The exam uses specific language patterns. When you see these, slow down:

“FIRST” — You’re being tested on incident response sequence or priority. The question is asking what you do before everything else. Not what’s best overall.

“BEST” — Multiple answers do something. One solves the actual stated problem. The others are good security practices but don’t fit this specific situation.

“Which of the following is most appropriate” — You’re choosing the option that fits the scenario constraints. Budget, time, business requirements, regulatory requirements.

“A security analyst observes…” — Scenario incoming. There’s a real-world situation. Real-world constraints. Pick the real-world response.

Real example from SY0-701 study materials: “A systems administrator has configured a new SFTP server. The administrator wants to ensure that only specific users can connect. Which of the following should be implemented FIRST?”

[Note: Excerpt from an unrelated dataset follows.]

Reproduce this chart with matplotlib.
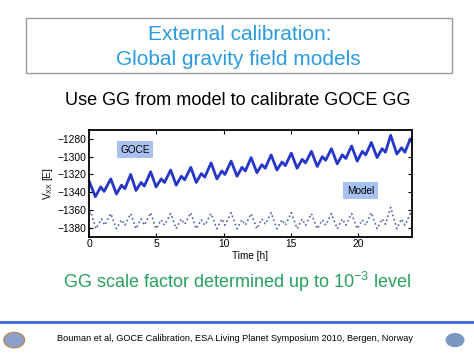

The answers might include:

  • A) Configure firewall rules
  • B) Set up SSH key-based authentication
  • C) Enable server logging
  • D) Create user accounts with specific permissions

The correct answer is B. Why? Because the constraint is “only specific users.” Before you log connections or set firewall rules, you need to establish who can authenticate. That’s first.

Candidates who picked A thought “security best practice is always to firewall everything.” True. Wrong answer for this question.

How To Recognize It Instantly

When you’re reading an exam question, ask three questions in this order:

  1. What is the constraint? Is there a time frame? Budget? Regulatory requirement? Number of users? “200 remote employees” is a constraint that makes certain answers wrong.

  2. What is the actual problem? Not what’s a security issue in general. What specifically needs solving in this scenario?

  3. What happens before what? If the question says FIRST or BEST, there’s an order. Access control before logging. Detection before response. Inventory before vulnerability assessment.

If you can answer those three questions, you’ll eliminate 2-3 wrong answers immediately.

Practice this during every single practice test you take. Don’t just mark questions right or wrong. Write down: What was the constraint? What did I miss? Why was my first choice wrong?

Practice This Before Your Exam

You need scenario-based practice. Not vocabulary flashcards. Not watching videos. Questions that put you in situations.

Take 10 practice questions. For each one, write down:

  • The scenario’s main constraint
  • What answer you chose and why
  • What the correct answer was
  • What you would do differently next time

Do this with 50 questions before your exam. Not 50 easy practice questions. 50 scenario-heavy questions from reputable sources (CompTIA’s official exam prep, PocketPrep, or Testlet).

Then, on your actual exam day: Read the question twice. The first time, identify the constraint. The second time, find the answer that solves that specific problem, not just good security in general.

The CompTIA Security+ (SY0-701) isn’t hard because the security concepts are complex. It’s hard because it tests how you prioritize and apply those concepts to real constraints. Your score report of 687 probably means you know the material. You’re just not thinking like the exam expects yet.

Right now, register for a practice test (not a study video, an actual timed practice test). Take it. Review your wrong answers using the three-question method above. Do that this week, not next month.